__GOAL__
Retype, word for word, the lines from the first line of the entries through the line that holds "672, 705, 725];"; leave out the pictures.

__RECORDS PROVIDED__
——
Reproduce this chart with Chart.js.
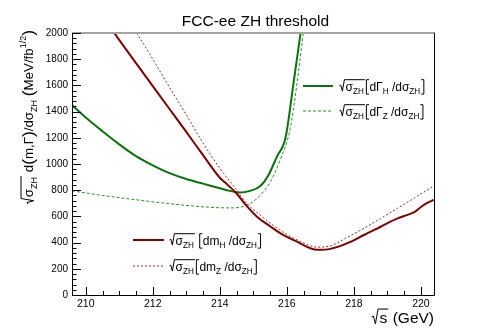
<!DOCTYPE html>
<html>
<head>
<meta charset="utf-8">
<script src="https://cdn.jsdelivr.net/npm/chart.js@4.4.0/dist/chart.umd.min.js"></script>
<style>
  html, body { margin: 0; padding: 0; background: #fff; }
  #c { display: block; }
</style>
</head>
<body>
<canvas id="c" width="482" height="328"></canvas>
<script>
// FCC-ee ZH threshold scan

const xTicks = [210, 212, 214, 216, 218, 220];
const yTicks = [0, 200, 400, 600, 800, 1000, 1200, 1400, 1600, 1800, 2000];

// sqrt(sigma_ZH) dm_H / dsigma_ZH
const dmHx = [210.85, 211.5, 212.0, 212.5, 213.0, 213.5, 214.0, 214.15, 214.5, 214.8, 215.1, 215.5, 215.8, 216.3, 216.9, 217.3, 217.9, 218.3, 218.8, 219.3, 219.6, 219.8, 220.0, 220.2, 220.38];
const dmHy = [2000, 1770, 1595, 1420, 1245, 1068, 895, 860, 775, 680, 600, 525, 472, 407, 345, 352, 405, 458, 521, 585, 612, 632, 672, 705, 725];

// sqrt(sigma_ZH) dm_Z / dsigma_ZH
const dmZx = [211.52, 212.0, 212.5, 213.0, 213.5, 214.0, 214.4, 214.8, 215.2, 215.6, 216.0, 216.5, 216.9, 217.3, 217.8, 218.3, 218.8, 219.3, 219.8, 220.38];
const dmZy = [2000, 1800, 1585, 1375, 1160, 968, 835, 700, 612, 530, 462, 398, 365, 375, 440, 509, 585, 662, 740, 832];

// sqrt(sigma_ZH) dGamma_H / dsigma_ZH
const gHx = [209.59, 210.0, 210.5, 211.0, 211.5, 212.0, 212.5, 213.0, 213.5, 214.0, 214.3, 214.6, 214.9, 215.2, 215.45, 215.7, 215.96, 216.2, 216.41];
const gHy = [1450, 1355, 1250, 1150, 1060, 990, 930, 885, 850, 815, 795, 782, 795, 830, 915, 1055, 1200, 1620, 2000];

// sqrt(sigma_ZH) dGamma_Z / dsigma_ZH
const gZx = [209.59, 210.5, 211.5, 212.5, 213.5, 214.0, 214.4, 214.75, 215.1, 215.5, 215.8, 216.1, 216.3, 216.49];
const gZy = [795, 760, 727, 697, 673, 666, 665, 680, 735, 860, 1030, 1270, 1610, 2000];

const RED = '#7d0000';
const RED_D = '#8e2a2a';
const GREEN = '#0b730b';
const GREEN_D = '#2f8f2f';
const FONT = '"Liberation Sans", Arial, sans-serif';

function pts(xs, ys) {
  return xs.map((v, i) => ({x: v, y: ys[i]}));
}

// draws text with sub/superscripts, radicals and brackets
function rich(ctx, segs, x, y, s, draw) {
  let cx = x;
  for (const g of segs) {
    if (g.sq) {
      const w = rich(ctx, g.sq, cx + s * 0.55, y, s, draw);
      const x1 = cx + s * 0.55 + w + 1;
      if (draw) {
        ctx.beginPath();
        ctx.moveTo(cx + 0.5, y - s * 0.38);
        ctx.lineTo(cx + s * 0.15, y - s * 0.45);
        ctx.lineTo(cx + s * 0.28, y + s * 0.05);
        ctx.lineTo(cx + s * 0.45, y - s * 0.9);
        ctx.lineTo(x1, y - s * 0.9);
        ctx.stroke();
      }
      cx = x1;
    } else if (g.br) {
      if (draw) {
        const bx = g.br === '[' ? cx + 1.5 : cx + s * 0.3;
        const tx = g.br === '[' ? bx + s * 0.22 : bx - s * 0.22;
        ctx.beginPath();
        ctx.moveTo(tx, y - s * 0.9);
        ctx.lineTo(bx, y - s * 0.9);
        ctx.lineTo(bx, y + s * 0.3);
        ctx.lineTo(tx, y + s * 0.3);
        ctx.stroke();
      }
      cx += s * 0.38;
    } else {
      const fs = (g.sub || g.sup) ? s * 0.68 : (g.big ? s * 1.3 : s);
      ctx.font = fs + 'px ' + FONT;
      const dy = g.sub ? s * 0.28 : (g.sup ? -s * 0.5 : (g.big ? s * 0.08 : 0));
      if (draw) ctx.fillText(g.t, cx, y + dy);
      cx += ctx.measureText(g.t).width;
    }
  }
  return cx - x;
}

const sqrtSig = {sq: [{t: 'σ'}, {t: 'ZH', sub: 1}]};

const yTitle = [sqrtSig, {t: ' d'}, {t: '(', big: 1}, {t: 'm,Γ'}, {t: ')', big: 1},
  {t: '/dσ'}, {t: 'ZH', sub: 1}, {t: ' '}, {t: '(', big: 1}, {t: 'MeV/fb'}, {t: '1/2', sup: 1}, {t: ')', big: 1}];
const xTitle = [{sq: [{t: 's'}]}, {t: ' (GeV)'}];

const legGreen = [
  {seg: [sqrtSig, {br: '['}, {t: 'dΓ'}, {t: 'H', sub: 1}, {t: ' /dσ'}, {t: 'ZH', sub: 1}, {br: ']'}], color: GREEN, w: 2, dash: []},
  {seg: [sqrtSig, {br: '['}, {t: 'dΓ'}, {t: 'Z', sub: 1}, {t: ' /dσ'}, {t: 'ZH', sub: 1}, {br: ']'}], color: GREEN_D, w: 1, dash: [3, 2]}
];
const legRed = [
  {seg: [sqrtSig, {t: ' '}, {br: '['}, {t: 'dm'}, {t: 'H', sub: 1}, {t: ' /dσ'}, {t: 'ZH', sub: 1}, {br: ']'}], color: RED, w: 2, dash: []},
  {seg: [sqrtSig, {br: '['}, {t: 'dm'}, {t: 'Z', sub: 1}, {t: ' /dσ'}, {t: 'ZH', sub: 1}, {br: ']'}], color: RED_D, w: 1, dash: [2, 2]}
];

function drawLegend(ctx, items, x0, x1, tx, y0, dy) {
  items.forEach((it, i) => {
    const yy = y0 + i * dy;
    ctx.save();
    ctx.strokeStyle = it.color;
    ctx.lineWidth = it.w;
    ctx.setLineDash(it.dash);
    ctx.beginPath();
    ctx.moveTo(x0, yy);
    ctx.lineTo(x1, yy);
    ctx.stroke();
    ctx.restore();
    rich(ctx, it.seg, tx, yy + 4.5, 12, true);
  });
}

const frame = {
  id: 'frame',
  afterDraw(chart) {
    const {ctx, chartArea: a, scales: {x, y}} = chart;
    ctx.save();
    ctx.fillStyle = '#a3a3a3';
    ctx.fillRect(a.left, a.top - 1, a.right - a.left + 1, 2);
    ctx.strokeStyle = '#000';
    ctx.lineWidth = 1;
    ctx.beginPath();
    ctx.moveTo(a.left + 0.5, a.top);
    ctx.lineTo(a.left + 0.5, a.bottom + 0.5);
    ctx.lineTo(a.right + 0.5, a.bottom + 0.5);
    ctx.lineTo(a.right + 0.5, a.top);
    ctx.stroke();

    ctx.beginPath();
    for (let v = 0; v <= 2000; v += 40) {
      const py = Math.round(y.getPixelForValue(v)) + 0.5;
      const len = v % 200 === 0 ? 9 : 4.5;
      ctx.moveTo(a.left, py);
      ctx.lineTo(a.left + len, py);
    }
    for (let k = 0; k <= 24; k++) {
      const v = 209.5 + k * 0.5;
      if (v < x.min || v > x.max) continue;
      const px = Math.round(x.getPixelForValue(v)) + 0.5;
      const len = k % 4 === 1 ? 8 : 4;
      ctx.moveTo(px, a.bottom);
      ctx.lineTo(px, a.bottom - len);
    }
    ctx.stroke();

    ctx.fillStyle = '#000';
    ctx.textBaseline = 'alphabetic';
    ctx.textAlign = 'left';
    ctx.lineWidth = 1;

    // title
    ctx.font = '15.5px ' + FONT;
    ctx.textAlign = 'center';
    ctx.fillText('FCC-ee ZH threshold', 255.5, 26);
    ctx.textAlign = 'left';

    // x axis title, right aligned
    const wx = rich(ctx, xTitle, 0, 0, 15.5, false);
    rich(ctx, xTitle, a.right - wx, 323, 15.5, true);

    // y axis title, rotated, right aligned at top
    const s = 13.3;
    const wy = rich(ctx, yTitle, 0, 0, s, false);
    ctx.save();
    ctx.translate(33, a.top - 3 + wy);
    ctx.rotate(-Math.PI / 2);
    rich(ctx, yTitle, 0, 0, s, true);
    ctx.restore();

    drawLegend(ctx, legGreen, 303, 333, 339, 86, 25);
    drawLegend(ctx, legRed, 133, 164, 169, 240, 26);
    ctx.restore();
  }
};

const data = {
  datasets: [
    {label: 'dmH', data: pts(dmHx, dmHy), borderColor: RED, borderWidth: 2},
    {label: 'dmZ', data: pts(dmZx, dmZy), borderColor: RED_D, borderWidth: 1, borderDash: [2, 2]},
    {label: 'dGH', data: pts(gHx, gHy), borderColor: GREEN, borderWidth: 2},
    {label: 'dGZ', data: pts(gZx, gZy), borderColor: GREEN_D, borderWidth: 1, borderDash: [3, 2]}
  ]
};

const options = {
  responsive: false,
  maintainAspectRatio: false,
  animation: false,
  devicePixelRatio: 1,
  layout: {padding: {left: 0, top: 33, right: 48, bottom: 0}},
  elements: {
    point: {radius: 0, hoverRadius: 0},
    line: {tension: 0, cubicInterpolationMode: 'monotone', fill: false}
  },
  datasets: {line: {clip: 0}},
  plugins: {legend: {display: false}, title: {display: false}, tooltip: {enabled: false}},
  scales: {
    x: {
      type: 'linear',
      min: 209.59,
      max: 220.39,
      grid: {display: false, drawTicks: false},
      border: {display: false},
      afterBuildTicks: (sc) => { sc.ticks = xTicks.map(v => ({value: v})); },
      afterFit: (sc) => { sc.height = 33; },
      ticks: {color: '#000', padding: 3, maxRotation: 0, autoSkip: false,
        font: {family: FONT, size: 10.5}, callback: (v) => String(v)}
    },
    y: {
      type: 'linear',
      min: 0,
      max: 2000,
      grid: {display: false, drawTicks: false},
      border: {display: false},
      afterBuildTicks: (sc) => { sc.ticks = yTicks.map(v => ({value: v})); },
      afterFit: (sc) => { sc.width = 72; },
      ticks: {color: '#000', padding: 4, autoSkip: false,
        font: {family: FONT, size: 10}, callback: (v) => String(v)}
    }
  }
};

new Chart(document.getElementById('c'), {
  type: 'line',
  data: data,
  options: options,
  plugins: [frame]
});
</script>
</body>
</html>
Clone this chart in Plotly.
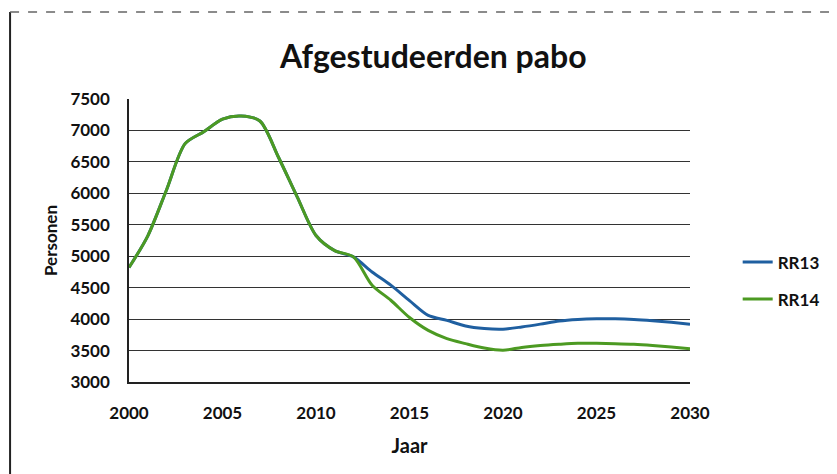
import plotly.graph_objects as go

years = list(range(2000, 2031))
rr13 = [4820, 5320, 6050, 6790, 6980, 7180, 7230, 7150, 6570, 5940, 5330, 5090, 4990,
        4750, 4540, 4295, 4060, 3980, 3890, 3850, 3840, 3875, 3920, 3970, 3995, 4005,
        4005, 3995, 3975, 3950, 3920]
rr14 = [4820, 5320, 6050, 6790, 6980, 7180, 7230, 7150, 6570, 5940, 5330, 5090, 4990,
        4540, 4300, 4025, 3820, 3690, 3610, 3540, 3505, 3550, 3580, 3600, 3615, 3615,
        3610, 3600, 3580, 3555, 3530]
series_names = ["RR13", "RR14"]
series_colors = ["#1F5FA0", "#4C9A22"]
x_ticks = [2000, 2005, 2010, 2015, 2020, 2025, 2030]

fig = go.Figure()
for name, vals, col in zip(series_names, [rr13, rr14], series_colors):
    fig.add_trace(go.Scatter(x=years, y=vals, name=name, mode="lines", legendgroup=name,
                             line=dict(color=col, width=3, shape="spline", smoothing=0.8)))

# page has an 8px body margin, so the figure is sized/offset to compensate
fig.update_layout(
    width=829, height=466,
    margin=dict(l=121, r=147, t=91, b=92),
    paper_bgcolor="white", plot_bgcolor="white",
    font=dict(family="Lato, 'Open Sans', sans-serif", color="#111"),
    title=dict(text="Afgestudeerden pabo", x=0.513, xanchor="center", y=0.895,
               yanchor="middle", font=dict(size=32, color="#111", weight="bold")),
    showlegend=True,
    legend=dict(x=1.085, y=0.357, xanchor="left", yanchor="middle", bgcolor="rgba(0,0,0,0)",
                font=dict(size=17, color="#111", weight="bold"), tracegroupgap=12, itemwidth=30),
    xaxis=dict(range=[2000, 2030], tickvals=x_ticks,
               showgrid=False, showline=True, linecolor="#222", linewidth=1.5,
               ticks="", tickfont=dict(size=17, color="#111", weight="bold"), ticklabelstandoff=15,
               title=dict(text="Jaar", font=dict(size=20, color="#111", weight="bold"), standoff=17),
               zeroline=False),
    yaxis=dict(range=[3000, 7500], dtick=500, showgrid=True, gridcolor="#333", gridwidth=1.3,
               showline=True, linecolor="#222", linewidth=1.5, ticks="",
               tickfont=dict(size=17, color="#111", weight="bold"), ticklabelstandoff=14,
               title=dict(text="Personen", font=dict(size=17, color="#111", weight="bold"), standoff=8),
               zeroline=False),
)

# outer scanned frame
fig.add_shape(type="line", xref="paper", yref="paper", x0=-0.212, x1=-0.212, y0=-0.4, y1=1.307,
              line=dict(color="#222", width=2))
fig.add_shape(type="line", xref="paper", yref="paper", x0=-0.212, x1=1.3, y0=1.307, y1=1.307,
              line=dict(color="#666", width=1.5, dash="dash"))

fig.write_html("out.html")
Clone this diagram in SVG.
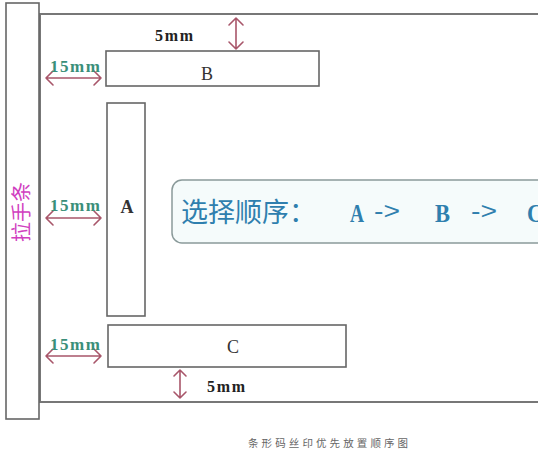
<svg xmlns="http://www.w3.org/2000/svg" width="554" height="456" viewBox="0 0 554 456">
<defs>
<style>
.box{fill:#fff;stroke:#666;stroke-width:1.6}
.frame{fill:none;stroke:#777;stroke-width:2}
.arr{fill:none;stroke:#a8566a;stroke-width:1.6;stroke-linecap:round;stroke-linejoin:round}
.lbl{font-family:"Liberation Serif",serif;font-size:18px;fill:#333;text-anchor:middle}
.dim15{font-family:"Liberation Serif",serif;font-weight:bold;font-size:17px;fill:#3a8f7a}
.dim5{font-family:"Liberation Serif",serif;font-weight:bold;font-size:16px;fill:#222}
.seq{font-family:"Noto Sans CJK SC",sans-serif;font-size:27px;fill:#2f7fae}
.seql{font-family:"Liberation Serif",serif;font-weight:bold;font-size:26px;fill:#2f7fae}
.seqa{font-family:"Liberation Sans",sans-serif;font-size:24px;fill:#2f7fae}
</style>
<clipPath id="cl"><rect x="0" y="0" width="538" height="456"/></clipPath>
</defs>
<rect width="554" height="456" fill="#fff"/>
<g id="frame">
<polyline class="frame" points="538,14 40,14 40,402 538,402"/>
</g>
<g id="handle">
<rect class="box" x="6" y="3" width="33" height="416"/>
<text transform="translate(29,212) rotate(-90)" text-anchor="middle" font-family="Noto Sans CJK SC,sans-serif" font-size="20" fill="#d13fc0">拉手条</text>
</g>
<g id="B">
<rect class="box" x="106" y="51" width="213" height="35"/>
<text class="lbl" x="207" y="80">B</text>
</g>
<g id="A">
<rect class="box" x="107" y="103" width="38" height="213"/>
<text class="lbl" x="127" y="213" font-weight="bold" font-size="16" fill="#2a2a6a">A</text>
</g>
<g id="C">
<rect class="box" x="108" y="325" width="238" height="42"/>
<text class="lbl" x="233" y="353">C</text>
</g>
<g id="seqbox" clip-path="url(#cl)">
<rect x="172" y="180" width="400" height="63" rx="10" fill="#f5fbfb" stroke="#8a9a9a" stroke-width="1.5"/>
<text class="seq" x="181" y="222">选择顺序：</text>
<text class="seql" x="350" y="222" textLength="14" lengthAdjust="spacingAndGlyphs">A</text>
<text class="seqa" x="374" y="219" textLength="26" lengthAdjust="spacingAndGlyphs">-&gt;</text>
<text class="seql" x="435" y="222" textLength="15" lengthAdjust="spacingAndGlyphs">B</text>
<text class="seqa" x="471" y="219" textLength="26" lengthAdjust="spacingAndGlyphs">-&gt;</text>
<text class="seql" x="527" y="222" textLength="16" lengthAdjust="spacingAndGlyphs">C</text>
</g>
<g id="connectors">
<path class="arr" d="M236,18 V49 M229,25 L236,18 L243,25 M229,42 L236,49 L243,42"/>
<path class="arr" d="M46,78 H101 M53,71 L46,78 L53,85 M94,71 L101,78 L94,85"/>
<path class="arr" d="M46,218 H101 M53,211 L46,218 L53,225 M94,211 L101,218 L94,225"/>
<path class="arr" d="M46,356 H101 M53,349 L46,356 L53,363 M94,349 L101,356 L94,363"/>
<path class="arr" d="M180,370 V398 M174,376 L180,370 L186,376 M174,392 L180,398 L186,392"/>
</g>
<g id="labels">
<text class="dim5" x="155" y="41" textLength="38">5mm</text>
<text class="dim15" x="50" y="72" textLength="50">15mm</text>
<text class="dim15" x="50" y="211" textLength="50">15mm</text>
<text class="dim15" x="50" y="350" textLength="50">15mm</text>
<text class="dim5" x="207" y="392" textLength="38">5mm</text>
</g>
<text x="248" y="447" font-family="Noto Sans CJK SC,sans-serif" font-size="10.5" letter-spacing="3.1" fill="#666">条形码丝印优先放置顺序图</text>
</svg>
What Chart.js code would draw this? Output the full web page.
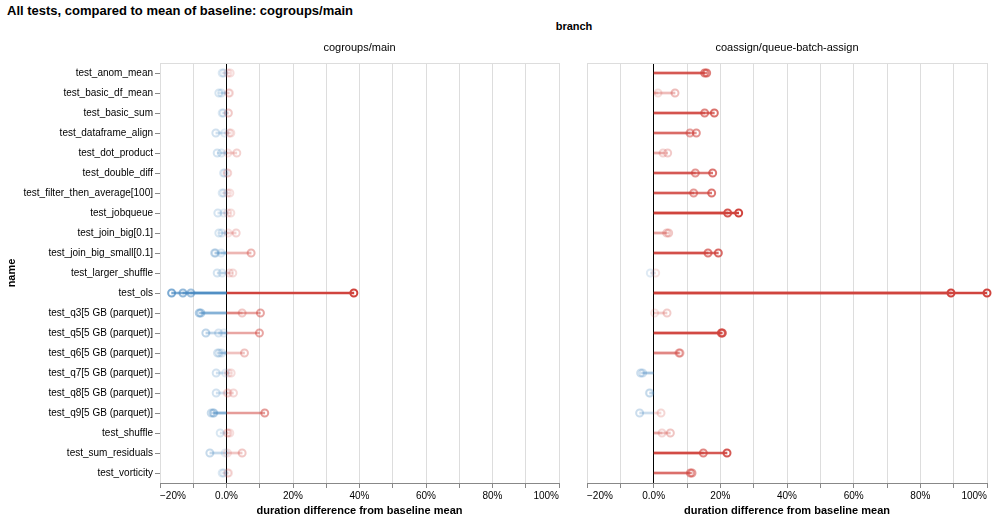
<!DOCTYPE html>
<html>
<head>
<meta charset="utf-8">
<script src="https://cdn.jsdelivr.net/npm/chart.js@4/dist/chart.umd.min.js"></script>
<style>
  html, body { margin: 0; padding: 0; background: #fff; }
  body { width: 998px; height: 522px; position: relative; overflow: hidden;
         font-family: Helvetica, 'Liberation Sans', Arial, sans-serif; color: #000; }
  #title { position: absolute; left: 7px; top: 3px; font-size: 13px; font-weight: bold; white-space: nowrap; }
  #branch { position: absolute; left: 474px; width: 200px; text-align: center; top: 20px; font-size: 11px; font-weight: bold; }
  .facet { position: absolute; top: 0; height: 522px; }
  #fa { left: 0; width: 575px; }
  #fb { left: 575px; width: 423px; }
</style>
</head>
<body>
<div id="title">All tests, compared to mean of baseline: cogroups/main</div>
<div id="branch">branch</div>
<div class="facet" id="fa"><canvas id="ca"></canvas></div>
<div class="facet" id="fb"><canvas id="cb"></canvas></div>
<script>
// ---- data ----
const names = ['test_anom_mean','test_basic_df_mean','test_basic_sum','test_dataframe_align','test_dot_product',
  'test_double_diff','test_filter_then_average[100]','test_jobqueue','test_join_big[0.1]','test_join_big_small[0.1]',
  'test_larger_shuffle','test_ols','test_q3[5 GB (parquet)]','test_q5[5 GB (parquet)]','test_q6[5 GB (parquet)]',
  'test_q7[5 GB (parquet)]','test_q8[5 GB (parquet)]','test_q9[5 GB (parquet)]','test_shuffle','test_sum_residuals','test_vorticity'];

const facetNames = ['cogroups/main', 'coassign/queue-batch-assign'];

// baseline branch (cogroups/main) runs, % difference from baseline mean
const baseRun1 = [-1.3,-2.3,-1.3,-3.2,-2.8,-0.9,-1.3,-2.6,-2.3,-3.6,-2.8,-16.5,-8.2,-6.2,-2.7,-3.1,-3.1,-4.6,-1.9,-5.0,-1.3];
const baseRun2 = [-0.8,-1.5,-0.9,-0.6,-1.5,-0.5,-0.8,-0.8,-1.4,-3.3,-1.3,-13.1,-7.7,-2.4,-2.2,-0.3,0.2,-4.0,0.2,-0.4,-0.8];
const baseRun3 = [0.4,0.6,0.5,0.8,0.4,0.2,0.3,0.4,0.5,-1.6,0.9,-10.7,4.7,-0.8,-1.4,0.6,0.5,-3.8,0.4,0.3,0.3];
const baseRun4 = [1.1,0.9,0.6,1.3,3.1,0.4,1.0,1.3,2.9,7.4,1.9,38.3,10.2,9.9,5.4,1.4,2.1,11.5,1.0,4.7,0.6];

// comparison branch (coassign/queue-batch-assign) runs
const cmpRun1 = [15.3,1.3,15.3,10.9,2.8,12.5,12.0,22.2,3.9,16.3,-1.0,89.2,0.3,20.3,7.6,-3.9,-1.3,-4.2,2.5,14.9,11.0];
const cmpRun2 = [15.9,6.4,18.2,12.8,4.2,17.7,17.4,25.5,4.5,19.4,0.6,100.0,4.0,20.6,7.9,-3.3,-1.1,2.2,5.0,22.0,11.5];

const xMin = -20, xMax = 100, xStep = 10;
const xTickLabels = ['\u221220%','','0.0%','','20%','','40%','','60%','','80%','','100%'];

// ---- styling ----
Chart.defaults.font.family = "Helvetica, 'Liberation Sans', Arial, sans-serif";
Chart.defaults.color = '#000';
const RED = '208,68,62', BLUE = '70,135,192';
function colorFor(v) {
  const a = Math.min(1, 0.14 + Math.abs(v) * 0.034);
  return 'rgba(' + (v < 0 ? BLUE : RED) + ',' + a.toFixed(3) + ')';
}

function makeDatasets(runs) {
  const ds = [];
  runs.forEach(run => {
    ds.push({
      type: 'scatter',
      data: run.map((v, i) => ({ x: v, y: names[i] })),
      pointRadius: 3.5,
      pointBorderWidth: 2,
      pointBackgroundColor: 'rgba(255,255,255,0)',
      pointBorderColor: ctx => colorFor(ctx.raw.x),
      clip: false,
      order: 0
    });
  });
  runs.forEach(run => {
    ds.push({
      type: 'bar',
      indexAxis: 'y',
      grouped: false,
      barThickness: 2,
      data: run.map(v => [0, v]),
      backgroundColor: ctx => colorFor(ctx.raw[1]),
      borderWidth: 0,
      order: 1
    });
  });
  return ds;
}

function makeOptions(facetTitle, showY, pad) {
  return {
    responsive: true,
    maintainAspectRatio: false,
    animation: false,
    events: [],
    indexAxis: 'y',
    layout: { padding: pad },
    plugins: {
      legend: { display: false },
      tooltip: { enabled: false },
      title: {
        display: true, text: facetTitle, fullSize: false,
        font: { size: 11, weight: 'normal' }, color: '#000',
        padding: { top: 0, bottom: 8.4 }
      }
    },
    scales: {
      x: {
        type: 'linear', position: 'bottom', min: xMin, max: xMax,
        ticks: {
          stepSize: xStep, autoSkip: false, maxRotation: 0, align: 'inner',
          font: { size: 10 }, color: '#000', padding: 2,
          callback: (v, i) => xTickLabels[i]
        },
        grid: {
          color: ctx => (ctx.tick && ctx.tick.value === 0) ? '#000' : '#ddd',
          lineWidth: 1, drawTicks: true, tickLength: 5, tickColor: '#888'
        },
        border: { display: true, color: '#888' },
        title: {
          display: true, text: 'duration difference from baseline mean',
          font: { size: 11, weight: 'bold' }, color: '#000',
          padding: { top: 2, bottom: 4 }
        },
        afterFit: s => { s.height = 39; }
      },
      x2: {
        type: 'linear', position: 'top', min: xMin, max: xMax,
        ticks: { display: false },
        grid: { display: false, drawTicks: false },
        border: { display: true, color: '#ddd' },
        afterFit: s => { s.height = 0; }
      },
      y: {
        type: 'category', labels: names, offset: true,
        display: showY,
        ticks: { font: { size: 10 }, color: '#000', padding: 2, autoSkip: false },
        grid: { display: true, drawOnChartArea: false, drawTicks: true, tickLength: 5, tickColor: '#888', offset: false },
        border: { display: false },
        title: {
          display: true, text: 'name',
          font: { size: 11, weight: 'bold' }, color: '#000',
          padding: { top: 5, bottom: 0 }
        },
        afterFit: s => { s.width = showY ? 160 : 0; }
      }
    }
  };
}

new Chart(document.getElementById('ca'), {
  type: 'bar',
  data: { labels: names, datasets: makeDatasets([baseRun1, baseRun2, baseRun3, baseRun4]) },
  options: makeOptions(facetNames[0], true, { top: 41.4, right: 16, bottom: 0, left: 0 })
});

new Chart(document.getElementById('cb'), {
  type: 'bar',
  data: { labels: names, datasets: makeDatasets([cmpRun1, cmpRun2]) },
  options: makeOptions(facetNames[1], false, { top: 41.4, right: 11, bottom: 0, left: 12 })
});
</script>
</body>
</html>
——
__RESULT FOR THIS EXERCISE__
Reproduce this chart with Chart.js.
<!DOCTYPE html>
<html>
<head>
<meta charset="utf-8">
<script src="https://cdn.jsdelivr.net/npm/chart.js@4.4.0/dist/chart.umd.min.js"></script>
<style>
  html, body { margin: 0; padding: 0; background: #fff; }
  #c { display: block; }
</style>
</head>
<body>
<canvas id="c" width="482" height="328"></canvas>
<script>
// FCC-ee ZH threshold scan

const xTicks = [210, 212, 214, 216, 218, 220];
const yTicks = [0, 200, 400, 600, 800, 1000, 1200, 1400, 1600, 1800, 2000];

// sqrt(sigma_ZH) dm_H / dsigma_ZH
const dmHx = [210.85, 211.5, 212.0, 212.5, 213.0, 213.5, 214.0, 214.15, 214.5, 214.8, 215.1, 215.5, 215.8, 216.3, 216.9, 217.3, 217.9, 218.3, 218.8, 219.3, 219.6, 219.8, 220.0, 220.2, 220.38];
const dmHy = [2000, 1770, 1595, 1420, 1245, 1068, 895, 860, 775, 680, 600, 525, 472, 407, 345, 352, 405, 458, 521, 585, 612, 632, 672, 705, 725];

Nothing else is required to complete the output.